Collection entries:

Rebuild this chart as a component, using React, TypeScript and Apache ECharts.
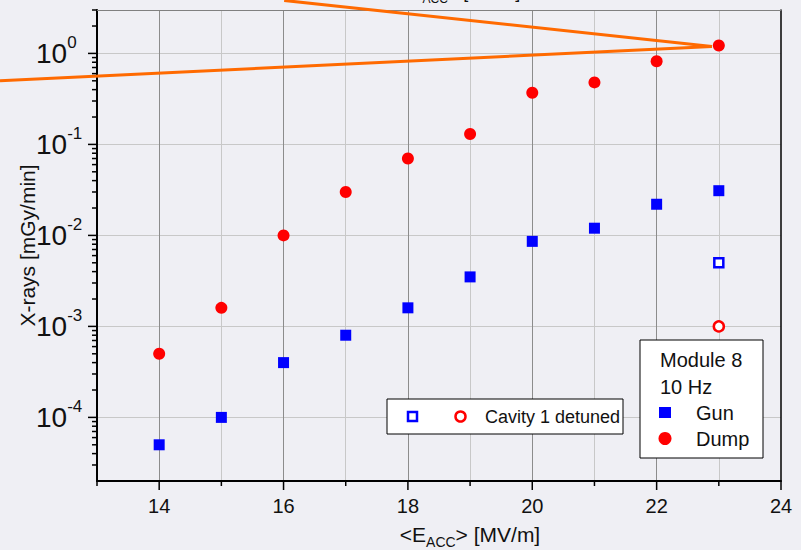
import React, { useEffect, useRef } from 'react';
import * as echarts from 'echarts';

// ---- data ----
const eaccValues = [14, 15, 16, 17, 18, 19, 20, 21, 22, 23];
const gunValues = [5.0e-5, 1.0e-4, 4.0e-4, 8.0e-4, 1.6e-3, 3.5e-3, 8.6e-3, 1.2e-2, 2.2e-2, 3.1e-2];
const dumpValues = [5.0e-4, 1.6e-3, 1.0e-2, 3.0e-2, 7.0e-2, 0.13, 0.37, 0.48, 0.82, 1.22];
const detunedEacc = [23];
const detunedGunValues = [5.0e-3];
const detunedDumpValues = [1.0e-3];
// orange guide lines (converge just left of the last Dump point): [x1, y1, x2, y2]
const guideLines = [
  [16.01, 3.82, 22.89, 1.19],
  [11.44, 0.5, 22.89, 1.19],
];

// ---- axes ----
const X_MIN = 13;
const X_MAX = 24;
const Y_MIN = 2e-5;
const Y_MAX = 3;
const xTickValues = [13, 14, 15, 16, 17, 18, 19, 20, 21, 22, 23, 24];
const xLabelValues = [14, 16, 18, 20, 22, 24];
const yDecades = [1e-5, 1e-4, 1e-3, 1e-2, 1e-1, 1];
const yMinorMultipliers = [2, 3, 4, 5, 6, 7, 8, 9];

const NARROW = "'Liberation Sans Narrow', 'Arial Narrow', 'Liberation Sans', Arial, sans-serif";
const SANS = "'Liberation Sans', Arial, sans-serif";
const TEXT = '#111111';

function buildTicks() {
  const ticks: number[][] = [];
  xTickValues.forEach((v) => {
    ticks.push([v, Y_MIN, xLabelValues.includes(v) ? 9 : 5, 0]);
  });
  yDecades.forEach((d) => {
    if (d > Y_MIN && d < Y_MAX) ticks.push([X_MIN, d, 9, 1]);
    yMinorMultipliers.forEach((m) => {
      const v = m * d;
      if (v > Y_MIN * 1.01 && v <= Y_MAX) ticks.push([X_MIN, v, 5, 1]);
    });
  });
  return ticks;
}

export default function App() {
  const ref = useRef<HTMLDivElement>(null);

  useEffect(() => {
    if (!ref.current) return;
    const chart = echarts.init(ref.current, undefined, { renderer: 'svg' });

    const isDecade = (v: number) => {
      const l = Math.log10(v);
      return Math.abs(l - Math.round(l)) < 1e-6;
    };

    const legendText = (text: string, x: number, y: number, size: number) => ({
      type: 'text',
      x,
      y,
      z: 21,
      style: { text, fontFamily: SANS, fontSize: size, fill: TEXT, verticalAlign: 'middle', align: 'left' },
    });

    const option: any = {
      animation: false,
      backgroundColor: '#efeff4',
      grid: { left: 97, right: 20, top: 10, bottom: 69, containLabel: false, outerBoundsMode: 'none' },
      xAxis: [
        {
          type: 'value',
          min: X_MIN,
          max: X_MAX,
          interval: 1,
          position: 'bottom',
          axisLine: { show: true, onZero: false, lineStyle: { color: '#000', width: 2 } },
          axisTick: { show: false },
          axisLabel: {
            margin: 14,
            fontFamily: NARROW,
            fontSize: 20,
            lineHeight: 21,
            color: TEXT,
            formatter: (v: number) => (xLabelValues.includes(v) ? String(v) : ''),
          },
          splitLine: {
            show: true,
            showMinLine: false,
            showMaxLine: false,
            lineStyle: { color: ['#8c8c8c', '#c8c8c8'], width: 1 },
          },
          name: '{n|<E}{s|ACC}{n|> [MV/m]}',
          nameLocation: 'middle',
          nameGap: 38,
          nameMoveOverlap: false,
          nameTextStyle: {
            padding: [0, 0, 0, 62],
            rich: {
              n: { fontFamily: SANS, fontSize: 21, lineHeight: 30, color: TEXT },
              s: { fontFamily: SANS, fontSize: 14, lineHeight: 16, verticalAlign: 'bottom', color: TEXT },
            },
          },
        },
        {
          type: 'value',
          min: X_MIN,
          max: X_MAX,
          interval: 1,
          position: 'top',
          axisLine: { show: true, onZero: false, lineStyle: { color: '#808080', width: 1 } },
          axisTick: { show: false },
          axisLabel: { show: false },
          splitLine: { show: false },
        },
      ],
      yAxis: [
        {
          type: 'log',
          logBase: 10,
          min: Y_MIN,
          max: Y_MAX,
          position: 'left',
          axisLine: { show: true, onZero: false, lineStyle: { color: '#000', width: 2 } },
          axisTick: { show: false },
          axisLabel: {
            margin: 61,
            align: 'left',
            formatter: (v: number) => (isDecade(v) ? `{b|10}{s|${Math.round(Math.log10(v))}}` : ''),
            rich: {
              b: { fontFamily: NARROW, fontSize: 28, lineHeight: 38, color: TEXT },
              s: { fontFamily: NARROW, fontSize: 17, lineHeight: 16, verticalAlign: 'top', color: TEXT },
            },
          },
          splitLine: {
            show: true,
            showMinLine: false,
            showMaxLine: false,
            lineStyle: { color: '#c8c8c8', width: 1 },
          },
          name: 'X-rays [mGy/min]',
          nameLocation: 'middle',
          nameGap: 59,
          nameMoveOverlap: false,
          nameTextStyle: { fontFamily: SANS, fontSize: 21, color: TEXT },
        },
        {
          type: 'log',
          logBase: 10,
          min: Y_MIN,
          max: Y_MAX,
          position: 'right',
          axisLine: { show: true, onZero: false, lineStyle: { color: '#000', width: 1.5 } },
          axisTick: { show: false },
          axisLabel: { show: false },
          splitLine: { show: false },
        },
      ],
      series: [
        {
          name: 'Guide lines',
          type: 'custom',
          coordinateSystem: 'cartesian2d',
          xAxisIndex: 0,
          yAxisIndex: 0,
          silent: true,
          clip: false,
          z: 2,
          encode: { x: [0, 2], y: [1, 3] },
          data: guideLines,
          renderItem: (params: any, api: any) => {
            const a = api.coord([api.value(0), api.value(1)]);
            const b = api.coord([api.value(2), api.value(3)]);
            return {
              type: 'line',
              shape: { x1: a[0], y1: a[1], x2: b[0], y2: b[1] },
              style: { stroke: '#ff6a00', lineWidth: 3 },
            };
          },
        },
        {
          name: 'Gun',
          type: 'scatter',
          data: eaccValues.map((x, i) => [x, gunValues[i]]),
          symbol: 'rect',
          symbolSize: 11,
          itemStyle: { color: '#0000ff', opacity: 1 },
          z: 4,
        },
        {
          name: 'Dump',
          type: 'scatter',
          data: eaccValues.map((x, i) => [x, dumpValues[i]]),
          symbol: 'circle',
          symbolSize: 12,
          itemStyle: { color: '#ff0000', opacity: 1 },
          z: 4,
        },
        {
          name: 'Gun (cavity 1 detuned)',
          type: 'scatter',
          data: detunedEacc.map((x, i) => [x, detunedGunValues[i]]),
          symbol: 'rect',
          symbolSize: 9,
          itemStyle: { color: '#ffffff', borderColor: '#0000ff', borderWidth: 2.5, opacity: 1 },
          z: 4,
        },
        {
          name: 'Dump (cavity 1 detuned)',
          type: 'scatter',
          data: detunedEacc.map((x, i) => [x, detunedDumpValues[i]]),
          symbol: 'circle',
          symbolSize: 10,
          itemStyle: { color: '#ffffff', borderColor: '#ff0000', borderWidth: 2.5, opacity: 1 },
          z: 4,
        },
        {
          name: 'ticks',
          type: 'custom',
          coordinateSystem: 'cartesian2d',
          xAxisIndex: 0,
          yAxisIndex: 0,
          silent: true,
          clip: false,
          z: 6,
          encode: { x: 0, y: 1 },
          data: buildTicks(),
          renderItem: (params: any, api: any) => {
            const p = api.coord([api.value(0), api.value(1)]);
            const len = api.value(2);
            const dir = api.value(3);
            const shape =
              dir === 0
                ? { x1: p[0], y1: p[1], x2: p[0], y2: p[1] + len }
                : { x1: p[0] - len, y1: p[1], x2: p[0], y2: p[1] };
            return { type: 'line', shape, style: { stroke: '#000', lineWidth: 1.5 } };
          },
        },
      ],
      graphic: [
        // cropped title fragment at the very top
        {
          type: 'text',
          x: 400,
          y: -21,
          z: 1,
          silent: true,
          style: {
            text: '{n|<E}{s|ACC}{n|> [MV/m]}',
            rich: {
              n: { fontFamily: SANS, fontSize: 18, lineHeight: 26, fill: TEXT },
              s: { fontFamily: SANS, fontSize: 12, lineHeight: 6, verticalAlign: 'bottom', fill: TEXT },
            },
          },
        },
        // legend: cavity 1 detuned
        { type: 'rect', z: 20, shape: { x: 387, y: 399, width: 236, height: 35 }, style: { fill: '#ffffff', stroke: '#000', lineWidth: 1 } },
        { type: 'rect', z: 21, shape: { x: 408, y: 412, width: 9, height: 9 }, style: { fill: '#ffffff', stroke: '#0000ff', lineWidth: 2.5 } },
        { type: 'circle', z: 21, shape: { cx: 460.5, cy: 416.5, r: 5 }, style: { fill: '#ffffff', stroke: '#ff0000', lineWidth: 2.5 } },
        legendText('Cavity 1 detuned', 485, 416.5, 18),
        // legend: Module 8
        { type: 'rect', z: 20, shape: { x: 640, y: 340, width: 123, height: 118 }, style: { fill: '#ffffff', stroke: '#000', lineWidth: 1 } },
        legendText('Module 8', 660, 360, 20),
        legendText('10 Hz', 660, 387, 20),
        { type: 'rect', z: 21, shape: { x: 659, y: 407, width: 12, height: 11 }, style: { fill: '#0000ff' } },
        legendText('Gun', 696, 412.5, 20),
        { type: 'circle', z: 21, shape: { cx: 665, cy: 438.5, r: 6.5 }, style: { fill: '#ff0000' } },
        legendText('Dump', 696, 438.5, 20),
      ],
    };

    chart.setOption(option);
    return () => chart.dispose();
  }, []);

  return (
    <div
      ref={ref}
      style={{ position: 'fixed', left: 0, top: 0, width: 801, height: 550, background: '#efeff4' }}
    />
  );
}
* * *
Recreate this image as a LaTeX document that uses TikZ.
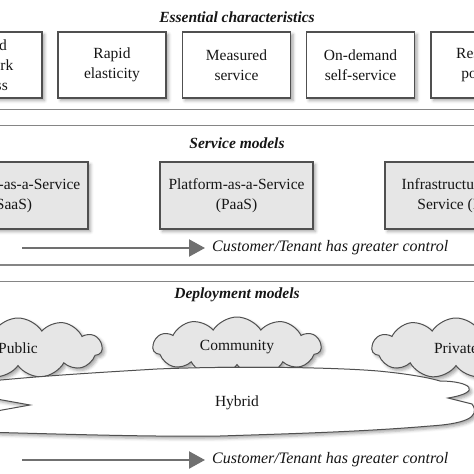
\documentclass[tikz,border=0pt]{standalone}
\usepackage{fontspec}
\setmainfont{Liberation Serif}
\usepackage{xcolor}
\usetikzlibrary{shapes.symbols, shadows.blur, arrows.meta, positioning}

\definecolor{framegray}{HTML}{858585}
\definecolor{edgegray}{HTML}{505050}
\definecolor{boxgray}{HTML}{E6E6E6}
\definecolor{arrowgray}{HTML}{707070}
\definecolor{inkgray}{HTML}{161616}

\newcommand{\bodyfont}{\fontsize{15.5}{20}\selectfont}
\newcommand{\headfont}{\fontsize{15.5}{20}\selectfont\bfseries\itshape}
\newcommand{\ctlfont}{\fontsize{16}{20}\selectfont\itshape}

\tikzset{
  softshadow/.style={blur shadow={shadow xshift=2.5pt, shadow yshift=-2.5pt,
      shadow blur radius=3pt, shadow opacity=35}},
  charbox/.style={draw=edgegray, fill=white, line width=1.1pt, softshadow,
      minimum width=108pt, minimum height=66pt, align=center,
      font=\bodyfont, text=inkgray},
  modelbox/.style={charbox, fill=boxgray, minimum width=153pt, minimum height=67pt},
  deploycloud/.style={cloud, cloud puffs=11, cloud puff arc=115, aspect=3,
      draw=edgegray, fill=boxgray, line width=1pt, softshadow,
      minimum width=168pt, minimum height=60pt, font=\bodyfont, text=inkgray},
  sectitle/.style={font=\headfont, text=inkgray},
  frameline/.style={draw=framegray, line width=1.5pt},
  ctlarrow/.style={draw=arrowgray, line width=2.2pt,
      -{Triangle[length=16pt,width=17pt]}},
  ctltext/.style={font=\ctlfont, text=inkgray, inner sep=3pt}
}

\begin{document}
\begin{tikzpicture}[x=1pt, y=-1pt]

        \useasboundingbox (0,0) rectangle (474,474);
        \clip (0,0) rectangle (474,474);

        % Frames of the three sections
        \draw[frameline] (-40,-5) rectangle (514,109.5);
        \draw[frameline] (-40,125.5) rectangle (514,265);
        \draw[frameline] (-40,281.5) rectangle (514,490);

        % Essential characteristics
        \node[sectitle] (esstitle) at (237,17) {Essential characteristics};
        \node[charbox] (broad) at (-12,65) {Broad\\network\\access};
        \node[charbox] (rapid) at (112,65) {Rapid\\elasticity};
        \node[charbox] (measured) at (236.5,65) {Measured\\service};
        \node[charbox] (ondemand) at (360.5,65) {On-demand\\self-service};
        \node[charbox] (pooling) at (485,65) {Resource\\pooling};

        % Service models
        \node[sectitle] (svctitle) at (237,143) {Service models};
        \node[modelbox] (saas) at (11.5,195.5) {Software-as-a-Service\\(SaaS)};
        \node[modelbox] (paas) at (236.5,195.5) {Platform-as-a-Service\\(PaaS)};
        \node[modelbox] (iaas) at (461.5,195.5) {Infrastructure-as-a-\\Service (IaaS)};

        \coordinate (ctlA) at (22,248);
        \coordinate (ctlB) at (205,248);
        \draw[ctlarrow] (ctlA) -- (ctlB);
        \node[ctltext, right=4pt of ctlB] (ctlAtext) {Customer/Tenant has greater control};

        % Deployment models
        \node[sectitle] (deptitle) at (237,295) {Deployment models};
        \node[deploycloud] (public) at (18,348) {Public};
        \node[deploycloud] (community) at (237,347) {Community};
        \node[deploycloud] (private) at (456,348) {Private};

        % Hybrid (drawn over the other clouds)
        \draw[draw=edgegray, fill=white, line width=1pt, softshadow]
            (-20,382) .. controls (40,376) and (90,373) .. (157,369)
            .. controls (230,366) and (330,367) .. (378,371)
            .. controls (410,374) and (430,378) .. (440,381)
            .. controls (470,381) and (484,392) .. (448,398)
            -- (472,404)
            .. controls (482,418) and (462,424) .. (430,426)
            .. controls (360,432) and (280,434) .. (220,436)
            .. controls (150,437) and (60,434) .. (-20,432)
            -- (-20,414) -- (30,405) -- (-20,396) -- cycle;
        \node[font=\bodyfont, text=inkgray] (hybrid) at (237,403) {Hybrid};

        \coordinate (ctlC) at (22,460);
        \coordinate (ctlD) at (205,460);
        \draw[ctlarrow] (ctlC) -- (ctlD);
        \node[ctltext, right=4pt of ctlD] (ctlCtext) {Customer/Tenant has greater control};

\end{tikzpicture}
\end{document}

__Exercise instructions__. Quote only the lines running from the line with "Rebuild this chart" to the line with "import * as echarts from 'echarts';", ends included, exactly as they appear and without the pictures.

__Response below__.
Rebuild this chart as a component, using React, TypeScript and Apache ECharts.
import React, { useEffect, useRef } from 'react';
import * as echarts from 'echarts';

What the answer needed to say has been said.